[Code that draws figures]

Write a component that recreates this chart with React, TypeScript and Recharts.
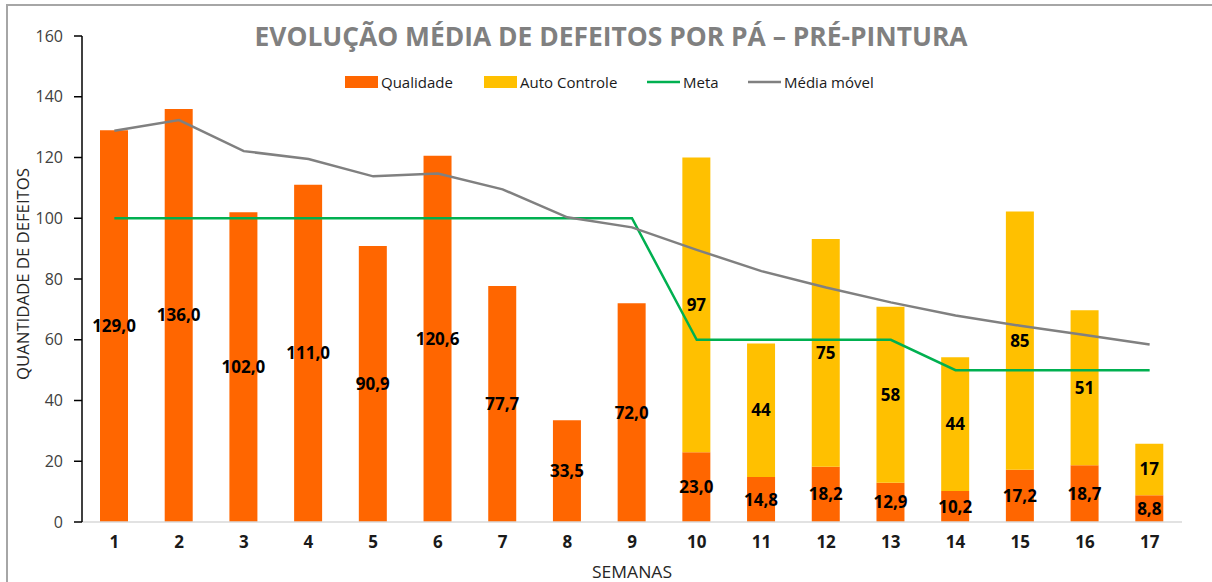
import React from 'react';
import { ComposedChart, Bar, Line, XAxis, YAxis, LabelList } from 'recharts';

const weeks = ['1', '2', '3', '4', '5', '6', '7', '8', '9', '10', '11', '12', '13', '14', '15', '16', '17'];
const qualidade = [129.0, 136.0, 102.0, 111.0, 90.9, 120.6, 77.7, 33.5, 72.0, 23.0, 14.8, 18.2, 12.9, 10.2, 17.2, 18.7, 8.8];
const autoControle = [null, null, null, null, null, null, null, null, null, 97, 44, 75, 58, 44, 85, 51, 17];
const meta = [100, 100, 100, 100, 100, 100, 100, 100, 100, 60, 60, 60, 60, 50, 50, 50, 50];
const mediaMovel = [128.8, 132.3, 122.1, 119.5, 113.8, 114.7, 109.5, 100.3, 97.0, 89.6, 82.6, 77.2, 72.3, 68.0, 64.6, 61.6, 58.4];
const yTicks = [0, 20, 40, 60, 80, 100, 120, 140, 160];

const title = 'EVOLUÇÃO MÉDIA DE DEFEITOS POR PÁ – PRÉ-PINTURA';
const legendItems = [
    { name: 'Qualidade', color: '#FF6600', kind: 'rect' },
    { name: 'Auto Controle', color: '#FFC000', kind: 'rect' },
    { name: 'Meta', color: '#00B050', kind: 'line' },
    { name: 'Média móvel', color: '#808080', kind: 'line' },
];

const data = weeks.map((w, i) => ({
    semana: w,
    qualidade: qualidade[i],
    auto: autoControle[i],
    meta: meta[i],
    media: mediaMovel[i],
}));

const FONT = '"Open Sans", "Noto Sans", sans-serif';

const fmtDecimal = (v: any) => (v == null ? '' : Number(v).toFixed(1).replace('.', ','));
const fmtInt = (v: any) => (v == null || v === 0 ? '' : String(v));

const YLabel = ({ viewBox }: any) => {
    const cy = viewBox.y + viewBox.height / 2 - 5;
    return (
        <text x={23} y={cy} transform={`rotate(-90, 23, ${cy})`} textAnchor="middle" dominantBaseline="central"
            fontFamily={FONT} fontSize={16} fill="#262626" textLength={212} lengthAdjust="spacingAndGlyphs">
            QUANTIDADE DE DEFEITOS
        </text>
    );
};

const XLabel = ({ viewBox }: any) => {
    const cx = viewBox.x + viewBox.width / 2;
    return (
        <text x={cx} y={578} textAnchor="middle" fontFamily={FONT} fontSize={16} fill="#262626"
            textLength={80} lengthAdjust="spacingAndGlyphs">
            SEMANAS
        </text>
    );
};

const App: React.FC = () => {
    // legend layout: x positions of each item's marker
    const legendX = [345, 484, 647, 748];
    return (
        <div style={{ position: 'relative', width: 1212, height: 582, overflow: 'hidden', background: '#fff' }}>
            <style>{'body{margin:0}'}</style>
            <div style={{ position: 'absolute', left: 6, top: 4, width: 1220, height: 620, border: '2px solid #A6A6A6', boxSizing: 'border-box' }} />
            <ComposedChart width={1212} height={582} data={data}
                margin={{ top: 36, right: 30, left: 0, bottom: 0 }}>
                <XAxis dataKey="semana" height={60} axisLine={{ stroke: '#D9D9D9', strokeWidth: 1.5 }} tickLine={false}
                    tickSize={4} tickMargin={10} interval={0}
                    tick={{ fontFamily: FONT, fontSize: 17, fontWeight: 700, fill: '#1a1a1a' }}
                    label={<XLabel />} />
                <YAxis width={82} domain={[0, 160]} ticks={yTicks} interval={0}
                    axisLine={{ stroke: '#000', strokeWidth: 1.5 }} tickLine={{ stroke: '#000', strokeWidth: 1.5 }}
                    tickSize={8} tickMargin={11}
                    tick={{ fontFamily: FONT, fontSize: 16, fill: '#404040' }}
                    label={<YLabel />} />
                <Bar dataKey="qualidade" name="Qualidade" stackId="s" fill="#FF6600" barSize={28} isAnimationActive={false}>
                    <LabelList dataKey="qualidade" position="center" formatter={fmtDecimal}
                        style={{ fontFamily: FONT, fontSize: 17, fontWeight: 700, fill: '#000' }} />
                </Bar>
                <Bar dataKey="auto" name="Auto Controle" stackId="s" fill="#FFC000" barSize={28} isAnimationActive={false}>
                    <LabelList dataKey="auto" position="center" formatter={fmtInt}
                        style={{ fontFamily: FONT, fontSize: 17, fontWeight: 700, fill: '#000' }} />
                </Bar>
                <Line type="linear" dataKey="meta" name="Meta" stroke="#00B050" strokeWidth={2.5} dot={false} isAnimationActive={false} />
                <Line type="linear" dataKey="media" name="Média móvel" stroke="#808080" strokeWidth={2.5} dot={false} isAnimationActive={false} />
            </ComposedChart>
            <svg width={1212} height={110} style={{ position: 'absolute', left: 0, top: 0, pointerEvents: 'none' }}>
                <text x={611} y={46} textAnchor="middle" fontFamily={FONT} fontSize={26} fontWeight={700} fill="#808080"
                    textLength={713} lengthAdjust="spacingAndGlyphs">{title}</text>
                {legendItems.map((it, i) => (
                    <g key={it.name}>
                        {it.kind === 'rect'
                            ? <rect x={legendX[i]} y={76} width={33} height={12} fill={it.color} />
                            : <line x1={legendX[i]} x2={legendX[i] + 33} y1={82} y2={82} stroke={it.color} strokeWidth={2.5} />}
                        <text x={legendX[i] + 36} y={88} fontFamily={FONT} fontSize={15} fill="#1a1a1a">{it.name}</text>
                    </g>
                ))}
            </svg>
        </div>
    );
};

export default App;
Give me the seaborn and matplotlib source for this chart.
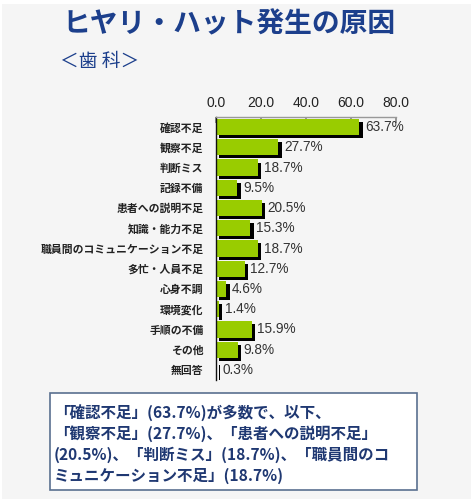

__Problem description__.
Write the listing out a second time exactly, dropping all images.

__Exercise answer__.
Write a component that recreates this chart with React, TypeScript and Recharts.
import React from 'react';
import { ComposedChart, Bar, Line, XAxis, YAxis, LabelList } from 'recharts';

const weeks = ['1', '2', '3', '4', '5', '6', '7', '8', '9', '10', '11', '12', '13', '14', '15', '16', '17'];
const qualidade = [129.0, 136.0, 102.0, 111.0, 90.9, 120.6, 77.7, 33.5, 72.0, 23.0, 14.8, 18.2, 12.9, 10.2, 17.2, 18.7, 8.8];
const autoControle = [null, null, null, null, null, null, null, null, null, 97, 44, 75, 58, 44, 85, 51, 17];
const meta = [100, 100, 100, 100, 100, 100, 100, 100, 100, 60, 60, 60, 60, 50, 50, 50, 50];
const mediaMovel = [128.8, 132.3, 122.1, 119.5, 113.8, 114.7, 109.5, 100.3, 97.0, 89.6, 82.6, 77.2, 72.3, 68.0, 64.6, 61.6, 58.4];
const yTicks = [0, 20, 40, 60, 80, 100, 120, 140, 160];

const title = 'EVOLUÇÃO MÉDIA DE DEFEITOS POR PÁ – PRÉ-PINTURA';
const legendItems = [
    { name: 'Qualidade', color: '#FF6600', kind: 'rect' },
    { name: 'Auto Controle', color: '#FFC000', kind: 'rect' },
    { name: 'Meta', color: '#00B050', kind: 'line' },
    { name: 'Média móvel', color: '#808080', kind: 'line' },
];

const data = weeks.map((w, i) => ({
    semana: w,
    qualidade: qualidade[i],
    auto: autoControle[i],
    meta: meta[i],
    media: mediaMovel[i],
}));

const FONT = '"Open Sans", "Noto Sans", sans-serif';

const fmtDecimal = (v: any) => (v == null ? '' : Number(v).toFixed(1).replace('.', ','));
const fmtInt = (v: any) => (v == null || v === 0 ? '' : String(v));

const YLabel = ({ viewBox }: any) => {
    const cy = viewBox.y + viewBox.height / 2 - 5;
    return (
        <text x={23} y={cy} transform={`rotate(-90, 23, ${cy})`} textAnchor="middle" dominantBaseline="central"
            fontFamily={FONT} fontSize={16} fill="#262626" textLength={212} lengthAdjust="spacingAndGlyphs">
            QUANTIDADE DE DEFEITOS
        </text>
    );
};

const XLabel = ({ viewBox }: any) => {
    const cx = viewBox.x + viewBox.width / 2;
    return (
        <text x={cx} y={578} textAnchor="middle" fontFamily={FONT} fontSize={16} fill="#262626"
            textLength={80} lengthAdjust="spacingAndGlyphs">
            SEMANAS
        </text>
    );
};

const App: React.FC = () => {
    // legend layout: x positions of each item's marker
    const legendX = [345, 484, 647, 748];
    return (
        <div style={{ position: 'relative', width: 1212, height: 582, overflow: 'hidden', background: '#fff' }}>
            <style>{'body{margin:0}'}</style>
            <div style={{ position: 'absolute', left: 6, top: 4, width: 1220, height: 620, border: '2px solid #A6A6A6', boxSizing: 'border-box' }} />
            <ComposedChart width={1212} height={582} data={data}
                margin={{ top: 36, right: 30, left: 0, bottom: 0 }}>
                <XAxis dataKey="semana" height={60} axisLine={{ stroke: '#D9D9D9', strokeWidth: 1.5 }} tickLine={false}
                    tickSize={4} tickMargin={10} interval={0}
                    tick={{ fontFamily: FONT, fontSize: 17, fontWeight: 700, fill: '#1a1a1a' }}
                    label={<XLabel />} />
                <YAxis width={82} domain={[0, 160]} ticks={yTicks} interval={0}
                    axisLine={{ stroke: '#000', strokeWidth: 1.5 }} tickLine={{ stroke: '#000', strokeWidth: 1.5 }}
                    tickSize={8} tickMargin={11}
                    tick={{ fontFamily: FONT, fontSize: 16, fill: '#404040' }}
                    label={<YLabel />} />
                <Bar dataKey="qualidade" name="Qualidade" stackId="s" fill="#FF6600" barSize={28} isAnimationActive={false}>
                    <LabelList dataKey="qualidade" position="center" formatter={fmtDecimal}
                        style={{ fontFamily: FONT, fontSize: 17, fontWeight: 700, fill: '#000' }} />
                </Bar>
                <Bar dataKey="auto" name="Auto Controle" stackId="s" fill="#FFC000" barSize={28} isAnimationActive={false}>
                    <LabelList dataKey="auto" position="center" formatter={fmtInt}
                        style={{ fontFamily: FONT, fontSize: 17, fontWeight: 700, fill: '#000' }} />
                </Bar>
                <Line type="linear" dataKey="meta" name="Meta" stroke="#00B050" strokeWidth={2.5} dot={false} isAnimationActive={false} />
                <Line type="linear" dataKey="media" name="Média móvel" stroke="#808080" strokeWidth={2.5} dot={false} isAnimationActive={false} />
            </ComposedChart>
            <svg width={1212} height={110} style={{ position: 'absolute', left: 0, top: 0, pointerEvents: 'none' }}>
                <text x={611} y={46} textAnchor="middle" fontFamily={FONT} fontSize={26} fontWeight={700} fill="#808080"
                    textLength={713} lengthAdjust="spacingAndGlyphs">{title}</text>
                {legendItems.map((it, i) => (
                    <g key={it.name}>
                        {it.kind === 'rect'
                            ? <rect x={legendX[i]} y={76} width={33} height={12} fill={it.color} />
                            : <line x1={legendX[i]} x2={legendX[i] + 33} y1={82} y2={82} stroke={it.color} strokeWidth={2.5} />}
                        <text x={legendX[i] + 36} y={88} fontFamily={FONT} fontSize={15} fill="#1a1a1a">{it.name}</text>
                    </g>
                ))}
            </svg>
        </div>
    );
};

export default App;
Give me the seaborn and matplotlib source for this chart.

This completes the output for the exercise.